The two fixtures in Fig. 1 are shown disassembled in Fig. 2 along with their corresponding test specimens. Note that each test specimen consists of two plates fastened together at their centers, with one plate rotated 45° in relation to the other so that all eight corners are exposed. An individual plate from each specimen is shown in Fig. 3.

 The individual plates that make up the MIL-STD specimen are 38 mm/1.50 inches square. When the specimen is installed in its fixture, the four corners of the upper plate rest on the four posts that protrude from the fixture base. Then the top portion of the fixture is placed in position, its four posts resting on the four corners of the lower plate. Guide pins ensure proper relative positioning of the two halves of the fixture. As a downward force is applied to the top of the fixture assembly, the two plates are pushed apart, inducing a tensile force in the fastener. The desired failure is pull-through of the fastener as one or both plates fail around the fastener hole. The test is considered to be invalid if the fastener fails or a plate fails away from the fastener hole.
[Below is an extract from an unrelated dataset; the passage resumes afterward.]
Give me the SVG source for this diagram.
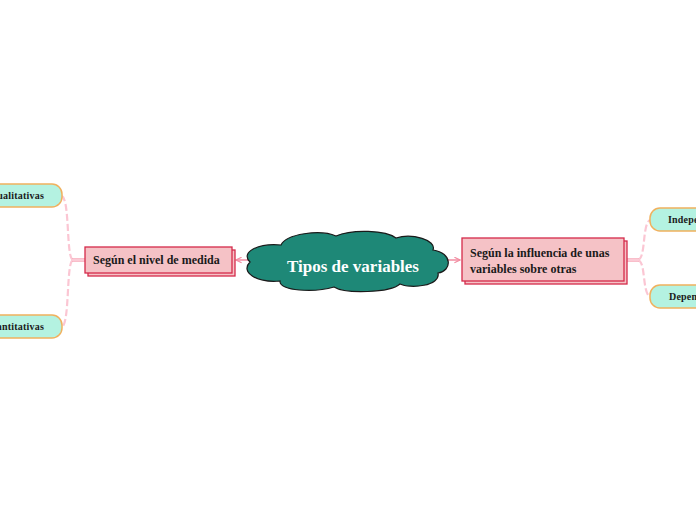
<svg xmlns="http://www.w3.org/2000/svg" width="696" height="520" viewBox="0 0 696 520">
<defs>
<style>
.main{fill:#1e8877;stroke:#1a1a1a;stroke-width:1.2}
.maintxt{font-family:"Liberation Serif","DejaVu Serif",serif;font-weight:bold;font-size:17px;fill:#ffffff}
.sub{fill:#f5c2c6;stroke:#d42a4a;stroke-width:1.3}
.subtxt{font-family:"Liberation Serif","DejaVu Serif",serif;font-weight:bold;font-size:12px;fill:#1a1a1a}
.leaf{fill:#b4f2e1;stroke:#f0b15e;stroke-width:1.5}
.leaftxt{font-family:"Liberation Serif","DejaVu Serif",serif;font-weight:bold;font-size:10px;letter-spacing:0.2px;fill:#1a1a1a}
.arrow{fill:none;stroke:#f28ba0;stroke-width:1.5}
.stub{fill:none;stroke:#f7a9b9;stroke-width:3.5}
.stubin{fill:none;stroke:#fde3ea;stroke-width:1.2}
.branch{fill:none;stroke:#fbc6d3;stroke-width:2.2;stroke-dasharray:7 3}
</style>
<marker id="ah" viewBox="0 0 10 10" refX="9" refY="5" markerWidth="7" markerHeight="7" orient="auto" markerUnits="userSpaceOnUse">
<path d="M1,1 L9,5 L1,9" fill="none" stroke="#f28ba0" stroke-width="1.6"/>
</marker>
</defs>
<rect width="696" height="520" fill="#ffffff"/>
<g id="connectors">
<line class="arrow" x1="248" y1="260" x2="236" y2="260" marker-end="url(#ah)"/>
<line class="arrow" x1="447" y1="260" x2="460" y2="260" marker-end="url(#ah)"/>
<path class="branch" d="M73,260 C66,258 70,201 62,196"/>
<path class="branch" d="M73,260 C66,262 70,322 62,327"/>
<line class="stub" x1="72" y1="260" x2="86" y2="260"/>
<line class="stubin" x1="72" y1="260" x2="86" y2="260"/>
<path class="branch" d="M638,260 C646,258 642,224 650,220"/>
<path class="branch" d="M638,260 C646,262 642,292 650,297"/>
<line class="stub" x1="626" y1="260" x2="639" y2="260"/>
<line class="stubin" x1="626" y1="260" x2="639" y2="260"/>
</g>
<g id="center">
<path class="main" d="M250,262 C240,252 258,243 281,245 C286,234 320,229 336,236 C352,229 386,230 396,238 C412,233 437,240 433,250 C453,253 452,271 438,273 C441,286 410,289 400,284 C390,293 345,294 334,287 C314,293 279,291 280,281 C256,283 240,272 250,262 Z"/>
<text class="maintxt" x="353" y="272" text-anchor="middle">Tipos de variables</text>
</g>
<g id="sub-left">
<rect class="sub" x="88" y="250" width="147" height="26"/>
<rect class="sub" x="85" y="247" width="147" height="26"/>
<text class="subtxt" x="93" y="264">Según el nivel de medida</text>
</g>
<g id="sub-right">
<rect class="sub" x="465" y="241" width="162" height="43"/>
<rect class="sub" x="462" y="238" width="162" height="43"/>
<text class="subtxt" x="470" y="257">Según la influencia de unas</text>
<text class="subtxt" x="470" y="273">variables sobre otras</text>
</g>
<g id="leaf-cualitativas">
<rect class="leaf" x="-40" y="184" width="102" height="23" rx="10"/>
<text class="leaftxt" x="44" y="199" text-anchor="end">Cualitativas</text>
</g>
<g id="leaf-cuantitativas">
<rect class="leaf" x="-40" y="315" width="102" height="23" rx="10"/>
<text class="leaftxt" x="44" y="330" text-anchor="end">Cuantitativas</text>
</g>
<g id="leaf-independientes">
<rect class="leaf" x="650" y="208" width="110" height="23" rx="10"/>
<text class="leaftxt" x="668" y="223">Independientes</text>
</g>
<g id="leaf-dependientes">
<rect class="leaf" x="650" y="285" width="110" height="23" rx="10"/>
<text class="leaftxt" x="669" y="300">Dependientes</text>
</g>
</svg>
The individual plates that make up the ASTM specimen are 108 mm/4.25 inches square, with four 19-mm/0.75-inch diameter holes, located 90° apart on a 69-mm/2.75-inch diameter circle, at the midsides of the plate, as in Fig. 3. When the assembled specimen is placed on the four 18-mm/0.70-inch diameter circular posts of the ASTM fixture base, the posts pass through the holes in the lower plate and contact the upper plate near each corner. Correspondingly, the four posts of the top portion of the fixture pass through the holes in the top plate and rest near the corners of the lower plate.
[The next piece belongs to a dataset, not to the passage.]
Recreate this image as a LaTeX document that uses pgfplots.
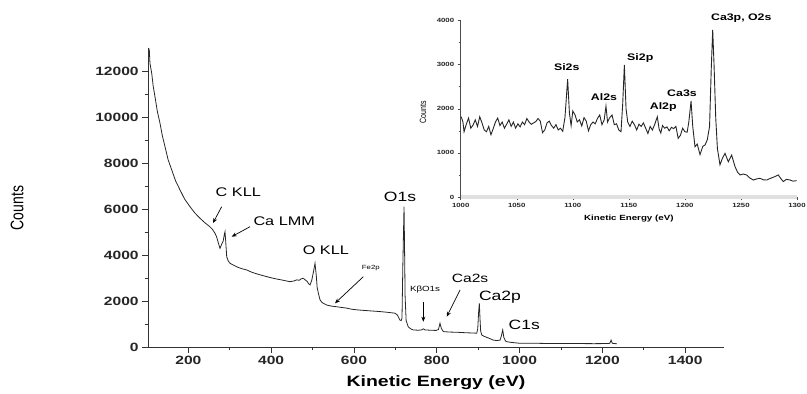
\documentclass[border=0pt]{standalone}
\usepackage{pgfplots}
\pgfplotsset{compat=1.18}
\usepackage{fontspec}
\setmainfont{Liberation Sans}[FakeStretch=1.3]
\newfontfamily\plainfont{Liberation Sans}
\usetikzlibrary{arrows.meta}

\pgfplotstableread{
x y
104 13000
105.7 12900
107.3 12330
111.5 11900
115 11350
119.4 10880
125 10250
131.5 9730
137 9200
143.6 8710
151 8150
159.8 7700
169 7230
179.8 6830
191 6430
204 6100
216 5820
228 5600
240 5400
252 5230
258 5120
264.4 4940
268 4800
272 4550
276.4 4290
280 4450
284 4600
287 4900
288.5 5010
290 4650
292.6 3930
296 3750
300.6 3640
310 3550
320 3460
330 3400
340.9 3350
352 3260
365 3180
377 3120
389 3060
400 3010
412 2960
424 2920
435 2880
445 2840
455 2870
462 2920
468 2900
472 2960
477.6 2990
482 2920
487 2850
490 2760
494 2700
498 2900
502 3250
505.9 3640
509 3100
511 2600
514 2340
518 2050
522 1950
526 1900
535 1820
545 1780
558 1750
570 1720
582.5 1690
595 1640
610 1610
625 1590
640 1570
663 1540
680 1510
699 1470
705 1390
711 1170
714 1150
716 1250
718 3500
720.9 6100
722 4600
723.5 2200
726 1150
731 880
737 790
743 740
755 730
763 740
767.5 790
772 740
785 730
798 720
804 760
807.8 1030
811 810
816 670
830 650
850 640
870 620
885 610
896.5 600
899 800
901 1500
902.8 1900
904.5 1200
906 700
908.6 520
915 460
925 390
936.6 300
945 280
953 300
956 480
959.3 740
962 420
966 260
969 230
980 200
1001 160
1030 165
1060 155
1100 150
1140 150
1180 145
1210 150
1218 160
1221 300
1224 160
1235 140
}\mainspec

\pgfplotstableread{
x y
1000.5 1820
1002 1700
1003 1480
1005 1650
1007 1790
1009 1560
1011 1630
1013 1750
1015 1600
1017 1820
1019 1680
1021 1520
1023 1480
1025 1600
1027 1410
1029 1550
1031 1700
1033 1790
1035 1620
1037 1700
1039 1560
1041 1650
1043 1750
1045 1600
1047 1700
1049 1560
1051 1660
1053 1590
1055 1700
1057 1640
1059 1780
1061 1700
1063 1650
1065 1680
1067 1710
1069 1780
1071 1720
1073 1460
1075 1520
1077 1680
1079 1720
1081 1620
1083 1560
1085 1640
1087 1520
1089 1560
1091 1490
1093 1800
1095.4 2670
1097 1900
1098.5 1620
1100 1950
1102 1860
1104 1700
1106 1750
1108 1610
1110 1800
1112 1720
1114 1500
1116 1640
1118 1700
1120 1660
1122 1780
1124 1860
1126 1640
1128 1750
1129.6 2060
1131 1700
1133 1800
1135 1860
1137 1640
1139 1660
1141 1520
1143 1480
1144.5 2100
1146 2994
1147.5 2000
1149 1700
1151 1600
1153 1720
1155 1640
1157 1520
1159 1650
1161 1600
1163 1680
1165 1560
1167 1440
1169 1600
1171 1520
1173 1640
1175.4 1820
1177 1540
1178.5 1450
1180 1620
1182 1560
1184 1590
1186 1500
1188 1580
1190 1550
1192 1600
1194 1330
1196 1400
1198 1560
1200 1480
1202 1470
1203.5 1700
1205.5 2177
1207 1600
1209 1140
1211 1200
1213.5 960
1216 1150
1218 1180
1220 1300
1222 1600
1223.5 2900
1224.8 3788
1226 3000
1227.5 1800
1229 1100
1231.3 730
1233.5 880
1235.8 990
1238.7 800
1241.7 950
1244.7 690
1247 560
1249.2 500
1252 520
1255.1 500
1258 430
1261 385
1264 410
1267 424
1270 390
1273 385
1276 420
1280 460
1283.3 500
1285.5 420
1287.8 350
1290.5 400
1293.8 385
1296.5 360
1299.7 370
}\insetspec

\begin{document}
\begin{tikzpicture}
\path[use as bounding box] (0pt,0pt) rectangle (807pt,394pt);
% main axis
\begin{axis}[
  at={(148.2pt,47pt)}, anchor=south west, scale only axis,
  width=575.5pt, height=299pt,
  xmin=103, xmax=1493, ymin=0, ymax=13000,
  axis lines=left,
  axis line style={-, line width=0.9pt, black!80},
  xtick={200,400,...,1400}, ytick={0,2000,...,12000},
  minor x tick num=1, minor y tick num=1,
  tick align=outside, major tick length=6pt, minor tick length=3.5pt,
  every tick/.style={line width=0.8pt, black!80},
  scaled y ticks=false,
  /pgf/number format/assume math mode=true,
  /pgf/number format/1000 sep={},
  tick label style={font=\bfseries\fontsize{12}{12}\selectfont, black!85},
  xlabel={Kinetic Energy (eV)},
  xlabel style={font=\bfseries\fontsize{15}{15}\selectfont, at={(axis description cs:0.5,0)}, anchor=center, yshift=-36pt},
  ylabel={\scalebox{1}[1.3]{Counts}},
  ylabel style={font=\plainfont\fontsize{14}{14}\selectfont, at={(axis description cs:-0.2276,0.465)}, anchor=center},
  clip=false,
]
\addplot[black!85, line width=0.8pt] table[x=x,y=y] {\mainspec};
\node[font=\fontsize{12.5}{12.5}\selectfont] at (axis cs:320.6,6717) {C KLL};
\draw[-{Stealth[length=5pt,width=4pt]}, line width=0.7pt] (axis cs:280.5,6100) -- (axis cs:259.5,5391);
\node[font=\fontsize{12.5}{12.5}\selectfont] at (axis cs:431.5,5448) {Ca LMM};
\draw[-{Stealth[length=5pt,width=4pt]}, line width=0.7pt] (axis cs:348.9,5230) -- (axis cs:304.7,4796);
\node[font=\fontsize{12.5}{12.5}\selectfont] at (axis cs:532,4217) {O KLL};
\node[font=\fontsize{6}{6}\selectfont] at (axis cs:640.7,3422) {Fe2p};
\draw[-{Stealth[length=5pt,width=4pt]}, line width=0.7pt] (axis cs:622.6,3057) -- (axis cs:554.2,1900);
\node[font=\fontsize{13.5}{13.5}\selectfont] at (axis cs:711.2,6535) {O1s};
\node[font=\fontsize{7.5}{7.5}\selectfont] at (axis cs:771.6,2478) {KβO1s};
\draw[-{Stealth[length=5pt,width=4pt]}, line width=0.7pt] (axis cs:767.5,1970) -- (axis cs:767.5,1100);
\node[font=\fontsize{12}{12}\selectfont] at (axis cs:880.3,2987) {Ca2s};
\draw[-{Stealth[length=5pt,width=4pt]}, line width=0.7pt] (axis cs:856.2,2478) -- (axis cs:824,1317);
\node[font=\fontsize{13.5}{13.5}\selectfont] at (axis cs:952.7,2187) {Ca2p};
\node[font=\fontsize{13.5}{13.5}\selectfont] at (axis cs:1011.2,957) {C1s};
\end{axis}
% inset
\begin{axis}[
  at={(460.7pt,197pt)}, anchor=south west, scale only axis,
  width=336.3pt, height=176.4pt,
  xmin=1000, xmax=1300, ymin=0, ymax=4000,
  axis lines=left,
  x axis line style={-, line width=4pt, black!12},
  y axis line style={-, line width=0.7pt, black!70},
  xtick={1000,1050,...,1300}, ytick={0,1000,...,4000},
  minor x tick num=1, minor y tick num=1,
  tick align=outside, major tick length=3pt, minor tick length=2pt,
  every tick/.style={line width=0.5pt, black!70},
  scaled y ticks=false, scaled x ticks=false,
  /pgf/number format/assume math mode=true,
  /pgf/number format/1000 sep={},
  tick label style={font=\bfseries\fontsize{6}{6}\selectfont, black!85},
  xlabel={Kinetic Energy (eV)},
  xlabel style={font=\bfseries\fontsize{7.5}{7.5}\selectfont, at={(axis description cs:0.5,0)}, anchor=center, yshift=-22pt},
  ylabel={\scalebox{1}[1.3]{Counts}},
  ylabel style={font=\plainfont\fontsize{7}{7}\selectfont, at={(axis description cs:-0.1121,0.48)}, anchor=center},
  clip=false,
]
\addplot[black!85, line width=0.9pt] table[x=x,y=y] {\insetspec};
\node[font=\bfseries\fontsize{9.5}{9.5}\selectfont] at (axis cs:1094.6,2955) {Si2s};
\node[font=\bfseries\fontsize{9.5}{9.5}\selectfont] at (axis cs:1127.8,2274) {Al2s};
\node[font=\bfseries\fontsize{9.5}{9.5}\selectfont] at (axis cs:1160.2,3145) {Si2p};
\node[font=\bfseries\fontsize{9.5}{9.5}\selectfont] at (axis cs:1180.7,2048) {Al2p};
\node[font=\bfseries\fontsize{9.5}{9.5}\selectfont] at (axis cs:1197.4,2342) {Ca3s};
\node[font=\bfseries\fontsize{9.5}{9.5}\selectfont] at (axis cs:1250.3,4063) {Ca3p, O2s};
\end{axis}
\end{tikzpicture}
\end{document}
    Each fixture has advantages and disadvantages. In the ASTM design, the loading is effectively the same as that for the MIL-STD fixture, but the clearance holes allow the forces to be applied farther in from the plate corners. This can be advantageous when there is a risk that plate corners might fail prior to fastener pull-through. Although the ASTM fixture does not have guide pins that align the two halves of the fixture, aligning them visually is not difficult. However, the standard-sized ASTM specimen consumes considerably more material than the MIL-STD specimen because its plate area is more than eight times larger (Fig. 3). Of course, either standard could be modified to make the specimen sizes equal. However, if the MIL-STD specimen is increased in size, the plate deflections under load will increase. This is undesirable because it alters the joint geometry and might not be representative of service conditions. Presumably, this is why the MIL-STD plates are kept small. Further, the holes that must be machined in each ASTM specimen (four in each plate) add significantly to the preparation cost — definitely a negative factor.
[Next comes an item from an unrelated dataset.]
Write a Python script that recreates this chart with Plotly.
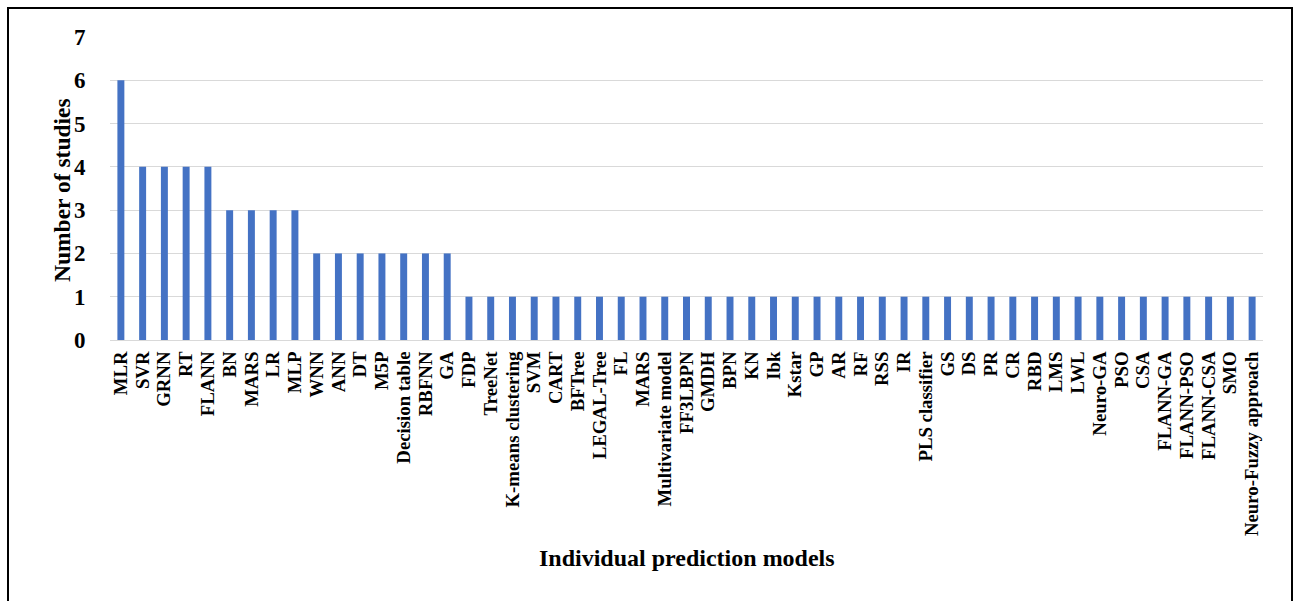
import plotly.graph_objects as go

# Prediction models and how many studies used each one
models = [
    "MLR", "SVR", "GRNN", "RT", "FLANN", "BN", "MARS", "LR", "MLP", "WNN",
    "ANN", "DT", "M5P", "Decision table", "RBFNN", "GA", "FDP", "TreeNet",
    "K-means clustering", "SVM", "CART", "BFTree", "LEGAL-Tree", "FL", "MARS",
    "Multivariate model", "FF3LBPN", "GMDH", "BPN", "KN", "Ibk", "Kstar", "GP",
    "AR", "RF", "RSS", "IR", "PLS classifier", "GS", "DS", "PR", "CR", "RBD",
    "LMS", "LWL", "Neuro-GA", "PSO", "CSA", "FLANN-GA", "FLANN-PSO",
    "FLANN-CSA", "SMO", "Neuro-Fuzzy approach",
]
studies = [6, 4, 4, 4, 4, 3, 3, 3, 3, 2,
           2, 2, 2, 2, 2, 2, 1, 1,
           1, 1, 1, 1, 1, 1, 1,
           1, 1, 1, 1, 1, 1, 1, 1,
           1, 1, 1, 1, 1, 1, 1, 1, 1, 1,
           1, 1, 1, 1, 1, 1, 1,
           1, 1, 1]
y_ticks = [0, 1, 2, 3, 4, 5, 6, 7]

W, H = 1299, 601
L, R, T, B = 110, 36, 37, 261
pw, ph = W - L - R, H - T - B

def px_x(p):
    return (p - L) / pw

def px_y(p):
    return (H - B - p) / ph

positions = list(range(len(models)))
serif = "Liberation Serif, Times New Roman, serif"

fig = go.Figure(go.Bar(
    x=positions, y=studies,
    marker=dict(color="#4472C4", line=dict(width=0)),
))

fig.update_layout(
    width=W, height=H,
    margin=dict(l=L, r=R, t=T, b=B),
    paper_bgcolor="white", plot_bgcolor="white",
    bargap=0.68,
    showlegend=False,
    font=dict(family=serif, color="black"),
    xaxis=dict(
        tickmode="array", tickvals=positions, ticktext=[f"<b>{m}</b>" for m in models],
        tickangle=-90, range=[-0.5, len(models) - 0.5],
        showgrid=False, zeroline=False, showline=False,
        ticks="outside", ticklen=3, tickcolor="rgba(0,0,0,0)",
        tickfont=dict(size=18.8, family=serif, color="black"),
    ),
    yaxis=dict(
        tickmode="array", tickvals=y_ticks, ticktext=[f"<b>{v}</b>" for v in y_ticks],
        range=[0, 7], showgrid=True, gridcolor="#D9D9D9", gridwidth=1,
        zeroline=True, zerolinecolor="#D9D9D9", zerolinewidth=1,
        showline=False, ticks="outside", ticklen=19, tickcolor="rgba(0,0,0,0)",
        tickfont=dict(size=23, family=serif, color="black"),
    ),
    annotations=[
        dict(text="<b>Number of studies</b>", xref="paper", yref="paper",
             x=px_x(62), y=px_y(190), xanchor="center", yanchor="middle",
             textangle=-90, showarrow=False,
             font=dict(size=23.5, family=serif, color="black")),
        dict(text="<b>Individual prediction models</b>", xref="paper", yref="paper",
             x=px_x(687), y=px_y(558), xanchor="center", yanchor="middle",
             showarrow=False,
             font=dict(size=24, family=serif, color="black")),
    ],
    shapes=[
        dict(type="rect", xref="paper", yref="paper",
             x0=px_x(8), x1=px_x(1292), y0=px_y(700), y1=px_y(8),
             line=dict(color="black", width=2), fillcolor="rgba(0,0,0,0)", layer="above"),
    ],
)

fig.write_html("out.html")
    As the preceding discussion suggests, the smaller and less expensive standard MIL-STD specimen and its fixture are more commonly used to test fastened composite plates, and I would recommend trying them first. That said, I believe the larger, drilled specimen and fixture is likely, despite its additional expense, to increase in popularity now that it is specified in ASTM Standard D 7332. If premature corner failures occur with the former, it might be necessary to switch to the latter.

References

1 MIL-STD-1312-8A, “Fastener Test Methods, Method 8, Tensile Strength,” Naval Air Engineering Center (Lakehurst, N.J.), 1983.
2NASM 1312-8, “Fastener Test Methods, Method 8, Tensile Strength,” Aerospace Industries Assn. (Washington, D.C.), August 1997.
3ASTM D 7332-07, “Measuring the Fastener Pull-Through Resistance of a Fiber-Reinforced Polymer Matrix Composite,” ASTM International (W. Conshohocken, Pa.), April 2007.